The Crucial Coolidge Case

The story of Edward Coolidge and how it changed legal precedent and public policy
Illustration by Victoria Marcelino

The shock of President John Kennedy’s assassination was fresh, only 50 days old, when New Hampshire was rocked by another, more personal, random and horrific murder. The case remains one of the state’s most influential. It clarified the need for independent approval for search warrants and caused a change in the state’s criminal sentencing laws.

The story itself is as compelling as the legal and policy precedent it created, but it is also marked a sort of end of innocence for residents of Manchester and the rest of the state. A 14-year-old honor student from Manchester posts her telephone number at a local laundromat in order to find some babysitting jobs, but instead she is kidnapped, raped, beaten, stabbed, shot and discarded on the side of I-93. After an intense investigation, a 27-year-old bakery truck driver and former all-state high school football star, Edward Coolidge, was arrested and later convicted.

 The case was appealed because the defendant argued that the state’s attorney general issued a defective search warrant (by approving it himself, not by an independent judge or magistrate, a common practice in those days). It went all the way to the US Supreme Court, led by JFK’s Solicitor General Archibald Cox, later the Watergate Special Prosecutor, where in 1971 the conviction was overturned on a 5-4 decision. Justice Potter Stewart (who, by the way, owned a home in Sugar Hill, NH) wrote the opinion that threw out key evidence collected in the case because the search warrant was not valid. The Fourth Amendment prohibits unreasonable searches and seizures and requires probable cause. While most of the cases up to this point dealt with what constitutes probable cause, the Coolidge case focused on who determines it and whether that person is independent of the investigation. It ended the practice of search warrants being authorized by law enforcement officials, who were not, as Stewart noted, “neutral” or “detached” from the investigation and could not fairly determine probable cause.   

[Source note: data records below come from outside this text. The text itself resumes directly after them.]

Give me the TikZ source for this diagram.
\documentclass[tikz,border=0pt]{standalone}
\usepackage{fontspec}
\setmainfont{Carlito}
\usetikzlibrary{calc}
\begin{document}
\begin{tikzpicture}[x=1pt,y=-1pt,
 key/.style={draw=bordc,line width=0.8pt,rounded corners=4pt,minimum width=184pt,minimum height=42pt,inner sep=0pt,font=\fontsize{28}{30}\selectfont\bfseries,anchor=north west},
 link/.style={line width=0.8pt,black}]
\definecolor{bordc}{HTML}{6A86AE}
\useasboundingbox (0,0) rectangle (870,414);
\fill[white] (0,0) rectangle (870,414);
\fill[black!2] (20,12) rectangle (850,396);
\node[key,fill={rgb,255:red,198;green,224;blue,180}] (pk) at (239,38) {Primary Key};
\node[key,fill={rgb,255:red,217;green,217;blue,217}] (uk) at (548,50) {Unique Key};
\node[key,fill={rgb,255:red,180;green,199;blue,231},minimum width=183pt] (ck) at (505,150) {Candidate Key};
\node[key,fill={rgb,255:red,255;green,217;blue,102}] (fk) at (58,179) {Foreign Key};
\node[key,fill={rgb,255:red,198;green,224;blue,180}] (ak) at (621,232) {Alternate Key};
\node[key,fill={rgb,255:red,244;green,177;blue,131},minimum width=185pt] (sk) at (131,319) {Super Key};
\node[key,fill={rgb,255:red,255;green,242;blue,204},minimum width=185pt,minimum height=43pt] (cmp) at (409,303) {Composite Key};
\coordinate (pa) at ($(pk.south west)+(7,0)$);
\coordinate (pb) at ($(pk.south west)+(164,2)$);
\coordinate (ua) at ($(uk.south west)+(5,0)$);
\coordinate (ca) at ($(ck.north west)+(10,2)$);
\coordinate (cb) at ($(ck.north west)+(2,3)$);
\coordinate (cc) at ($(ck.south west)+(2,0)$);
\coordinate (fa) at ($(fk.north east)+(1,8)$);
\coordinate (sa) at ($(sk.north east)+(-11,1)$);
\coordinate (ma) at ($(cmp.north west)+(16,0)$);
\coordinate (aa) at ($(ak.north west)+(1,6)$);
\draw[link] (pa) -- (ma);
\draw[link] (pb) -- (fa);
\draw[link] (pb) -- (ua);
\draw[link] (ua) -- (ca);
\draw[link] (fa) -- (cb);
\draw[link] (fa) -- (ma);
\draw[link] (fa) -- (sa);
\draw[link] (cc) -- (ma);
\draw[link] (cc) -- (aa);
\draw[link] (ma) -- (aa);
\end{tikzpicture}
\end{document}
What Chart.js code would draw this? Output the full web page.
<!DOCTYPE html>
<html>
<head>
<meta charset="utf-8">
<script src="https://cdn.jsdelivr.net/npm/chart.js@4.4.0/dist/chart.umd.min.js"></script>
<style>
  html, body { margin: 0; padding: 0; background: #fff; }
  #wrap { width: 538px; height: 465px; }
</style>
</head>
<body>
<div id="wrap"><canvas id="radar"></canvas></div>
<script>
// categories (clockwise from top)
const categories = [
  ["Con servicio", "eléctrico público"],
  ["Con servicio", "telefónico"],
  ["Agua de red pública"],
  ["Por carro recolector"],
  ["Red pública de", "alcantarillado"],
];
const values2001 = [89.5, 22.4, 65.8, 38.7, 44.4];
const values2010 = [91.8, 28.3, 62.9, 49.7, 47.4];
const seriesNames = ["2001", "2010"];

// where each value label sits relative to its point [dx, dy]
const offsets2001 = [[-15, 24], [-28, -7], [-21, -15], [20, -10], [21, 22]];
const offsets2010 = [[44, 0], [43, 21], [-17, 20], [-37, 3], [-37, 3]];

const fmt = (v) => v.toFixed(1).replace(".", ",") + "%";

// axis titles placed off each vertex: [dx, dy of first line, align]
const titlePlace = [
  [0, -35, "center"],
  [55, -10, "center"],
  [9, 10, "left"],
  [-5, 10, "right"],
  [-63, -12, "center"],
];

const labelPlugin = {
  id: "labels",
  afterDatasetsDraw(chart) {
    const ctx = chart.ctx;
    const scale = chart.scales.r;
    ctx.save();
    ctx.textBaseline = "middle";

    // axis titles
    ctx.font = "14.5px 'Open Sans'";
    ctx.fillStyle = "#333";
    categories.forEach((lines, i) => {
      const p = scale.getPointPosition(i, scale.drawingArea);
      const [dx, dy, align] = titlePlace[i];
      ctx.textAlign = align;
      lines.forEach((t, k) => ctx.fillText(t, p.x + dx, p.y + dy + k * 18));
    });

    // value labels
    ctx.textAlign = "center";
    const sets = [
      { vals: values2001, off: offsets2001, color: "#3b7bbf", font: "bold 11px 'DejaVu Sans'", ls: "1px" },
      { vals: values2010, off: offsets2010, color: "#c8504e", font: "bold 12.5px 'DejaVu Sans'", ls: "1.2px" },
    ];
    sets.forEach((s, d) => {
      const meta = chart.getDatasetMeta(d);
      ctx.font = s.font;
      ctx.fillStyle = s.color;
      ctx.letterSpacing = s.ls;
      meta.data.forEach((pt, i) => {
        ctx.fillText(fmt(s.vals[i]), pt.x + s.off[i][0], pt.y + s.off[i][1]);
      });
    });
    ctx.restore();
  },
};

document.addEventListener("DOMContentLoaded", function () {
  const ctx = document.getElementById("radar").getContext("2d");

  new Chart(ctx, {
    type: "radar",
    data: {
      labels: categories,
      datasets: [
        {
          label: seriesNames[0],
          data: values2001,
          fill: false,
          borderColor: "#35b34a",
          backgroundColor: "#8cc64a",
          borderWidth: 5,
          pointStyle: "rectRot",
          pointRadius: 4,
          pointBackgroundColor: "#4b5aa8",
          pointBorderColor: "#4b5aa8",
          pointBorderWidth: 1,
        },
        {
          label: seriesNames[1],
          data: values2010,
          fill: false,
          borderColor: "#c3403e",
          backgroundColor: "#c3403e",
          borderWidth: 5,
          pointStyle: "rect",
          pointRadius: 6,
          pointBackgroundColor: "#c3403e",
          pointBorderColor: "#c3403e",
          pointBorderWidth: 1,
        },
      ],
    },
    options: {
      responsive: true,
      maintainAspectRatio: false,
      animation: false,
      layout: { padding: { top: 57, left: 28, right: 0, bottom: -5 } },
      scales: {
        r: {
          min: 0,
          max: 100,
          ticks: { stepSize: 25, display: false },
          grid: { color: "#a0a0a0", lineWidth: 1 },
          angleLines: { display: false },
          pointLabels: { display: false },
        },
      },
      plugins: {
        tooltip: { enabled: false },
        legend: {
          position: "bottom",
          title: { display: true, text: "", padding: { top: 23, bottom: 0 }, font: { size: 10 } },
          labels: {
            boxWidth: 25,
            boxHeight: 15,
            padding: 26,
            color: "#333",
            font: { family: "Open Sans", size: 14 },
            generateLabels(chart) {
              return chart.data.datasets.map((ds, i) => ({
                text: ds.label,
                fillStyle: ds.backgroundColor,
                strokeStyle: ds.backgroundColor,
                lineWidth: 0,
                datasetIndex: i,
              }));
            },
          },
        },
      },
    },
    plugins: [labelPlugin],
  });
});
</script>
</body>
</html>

Without their crucial evidence, the state negotiated a plea bargain where Coolidge agreed to plead guilty to a second-degree murder charge with a sentence of 19-25 years. Merrimack County Superior Court Judge William Batchelder (later a state Supreme Court justice) was quoted in an Associated Press article, calling the plea a “practical, common-sense approach” and explained that under a new state parole law Coolidge could serve a minimum sentence of 18 years minus time for good behavior, and since he’d already served seven years he could be eligible for parole in about 10 years.

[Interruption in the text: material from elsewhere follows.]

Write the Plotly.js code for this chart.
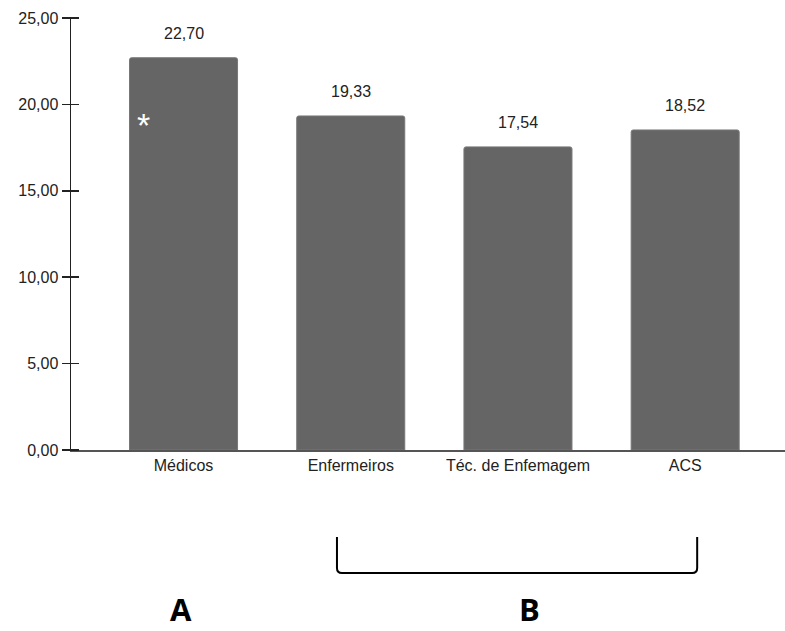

At the time, inmates could earn “good behavior” time off their minimum sentence at a rate of 12 ½ days per month or five months per year. A model inmate could see his or her sentence reduced by as much as two-thirds. 

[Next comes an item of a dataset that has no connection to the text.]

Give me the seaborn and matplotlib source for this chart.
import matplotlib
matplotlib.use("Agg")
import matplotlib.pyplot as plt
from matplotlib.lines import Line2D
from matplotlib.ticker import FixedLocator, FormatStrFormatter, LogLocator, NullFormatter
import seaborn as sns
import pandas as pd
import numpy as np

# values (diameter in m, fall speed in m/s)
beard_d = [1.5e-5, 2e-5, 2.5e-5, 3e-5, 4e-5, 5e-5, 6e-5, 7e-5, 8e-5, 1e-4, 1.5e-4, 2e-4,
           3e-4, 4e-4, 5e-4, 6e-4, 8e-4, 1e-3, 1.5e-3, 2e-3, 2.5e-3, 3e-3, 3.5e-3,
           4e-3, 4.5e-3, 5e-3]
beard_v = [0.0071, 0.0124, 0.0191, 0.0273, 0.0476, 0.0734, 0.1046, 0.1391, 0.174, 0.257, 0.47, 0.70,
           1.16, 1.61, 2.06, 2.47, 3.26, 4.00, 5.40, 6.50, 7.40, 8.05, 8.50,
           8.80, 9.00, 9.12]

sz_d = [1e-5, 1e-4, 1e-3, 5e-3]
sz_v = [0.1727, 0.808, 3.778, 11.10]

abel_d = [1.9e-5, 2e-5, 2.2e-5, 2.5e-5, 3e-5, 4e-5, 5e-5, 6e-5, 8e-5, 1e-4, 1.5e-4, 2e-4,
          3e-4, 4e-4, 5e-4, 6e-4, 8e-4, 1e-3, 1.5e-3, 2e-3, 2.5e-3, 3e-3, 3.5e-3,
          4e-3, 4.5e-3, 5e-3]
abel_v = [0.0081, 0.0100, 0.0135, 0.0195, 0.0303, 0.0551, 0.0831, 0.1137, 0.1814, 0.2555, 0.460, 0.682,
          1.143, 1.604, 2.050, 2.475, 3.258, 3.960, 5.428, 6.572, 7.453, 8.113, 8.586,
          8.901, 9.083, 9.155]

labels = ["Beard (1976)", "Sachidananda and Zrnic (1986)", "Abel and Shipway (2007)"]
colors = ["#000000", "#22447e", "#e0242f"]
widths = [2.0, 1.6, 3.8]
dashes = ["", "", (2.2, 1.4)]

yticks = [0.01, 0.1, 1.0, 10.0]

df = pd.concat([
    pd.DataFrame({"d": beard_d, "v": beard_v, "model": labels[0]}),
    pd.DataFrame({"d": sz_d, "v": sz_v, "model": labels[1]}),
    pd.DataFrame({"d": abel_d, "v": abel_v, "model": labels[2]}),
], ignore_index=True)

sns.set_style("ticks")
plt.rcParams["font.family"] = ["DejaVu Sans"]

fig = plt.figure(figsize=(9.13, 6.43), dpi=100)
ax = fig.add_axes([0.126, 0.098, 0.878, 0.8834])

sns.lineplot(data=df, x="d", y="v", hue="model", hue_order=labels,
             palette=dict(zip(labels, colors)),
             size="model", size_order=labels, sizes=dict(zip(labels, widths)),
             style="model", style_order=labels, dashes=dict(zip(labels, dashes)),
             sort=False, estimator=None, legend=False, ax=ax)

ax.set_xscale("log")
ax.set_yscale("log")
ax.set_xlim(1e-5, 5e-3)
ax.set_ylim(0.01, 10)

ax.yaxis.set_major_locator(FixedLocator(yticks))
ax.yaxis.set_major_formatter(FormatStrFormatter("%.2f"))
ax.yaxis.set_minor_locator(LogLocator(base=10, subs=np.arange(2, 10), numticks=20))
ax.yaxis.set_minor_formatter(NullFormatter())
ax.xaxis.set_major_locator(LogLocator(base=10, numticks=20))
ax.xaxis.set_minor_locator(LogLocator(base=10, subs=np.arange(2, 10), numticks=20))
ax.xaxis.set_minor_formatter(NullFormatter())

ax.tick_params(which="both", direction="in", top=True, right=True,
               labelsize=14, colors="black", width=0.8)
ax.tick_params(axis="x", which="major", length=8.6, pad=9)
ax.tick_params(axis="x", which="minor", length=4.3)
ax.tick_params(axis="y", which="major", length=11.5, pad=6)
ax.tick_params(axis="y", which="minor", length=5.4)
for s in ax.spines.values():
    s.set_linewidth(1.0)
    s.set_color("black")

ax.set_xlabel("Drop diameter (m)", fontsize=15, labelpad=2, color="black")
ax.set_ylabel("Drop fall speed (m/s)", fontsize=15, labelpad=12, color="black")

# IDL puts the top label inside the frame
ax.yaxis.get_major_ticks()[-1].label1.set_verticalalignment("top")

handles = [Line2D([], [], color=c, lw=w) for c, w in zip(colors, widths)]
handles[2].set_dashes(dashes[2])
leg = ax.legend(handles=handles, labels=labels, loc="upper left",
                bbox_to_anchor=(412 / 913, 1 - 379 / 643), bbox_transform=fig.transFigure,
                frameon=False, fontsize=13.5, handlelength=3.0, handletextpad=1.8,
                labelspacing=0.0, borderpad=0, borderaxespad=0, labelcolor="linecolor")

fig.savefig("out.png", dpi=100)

 To understand the historical perspective, says Gregory Smith, a former attorney general, it is important to remember that New Hampshire during those years had a penal system that was  among the most lenient in the country, with a low crime rate and prison population that had changed little in 100 years. “In that time there was no death penalty,” Smith adds. “First-degree murder was 18 years to life,” which, after factoring time off for good behavior, could be a practical sentence of 10 years and seven months.

In 1978, after 14 years in prison, Coolidge applied for parole but was denied. Still, prison and parole officials praised him for being an exemplary prisoner and for completing college-level courses. Four years later in 1982, Coolidge’s parole was granted over the objections of 21,000 petitioners and many politicians. Parole Board Chairman Richard Leonard said he was “the best risk I’ve seen out of 600 cases.”   

Across the country, the political winds had shifted to the right and getting tough on crime was the growing priority. In New Hampshire this movement had a villain, and it was Edward Coolidge and the penal system that seemed to coddle him. In 1983, the state adopted so-called “truth in sentencing” law, which requires all defendants to serve at least the minimum of their sentence and adds 150 days of “bad time” to each year that can be erased by “good time” earned. The proponents hoped that judges’ sentencing would reflect this added time by giving lighter sentences, but that never happened. One of the law’s chief architects was Donna Sytek, of Salem, then a state representative (and later the body’s Speaker and now a member of the parole board). She says “judges didn’t change their sentencing” to meet the increase.

The goal was never longer sentences. The law became closely associated with Coolidge’s release and, for the years since, has become, as Sytek says, “a permanent public issue.” Critics say the law increased the length of prison terms and a jump in the state’s prison population from 330 in 1982 to 2,766 now.   

Edward Coolidge’s actions on a snowy night in 1964 changed New Hampshire and still elicits raw emotions, says crime author Kevin Flynn, who wrote several books about true crimes committed in New Hampshire, including the Coolidge case. He says, “The legacy is the legal precedent that will live on longer than the memory of the case, but crime drives emotion.”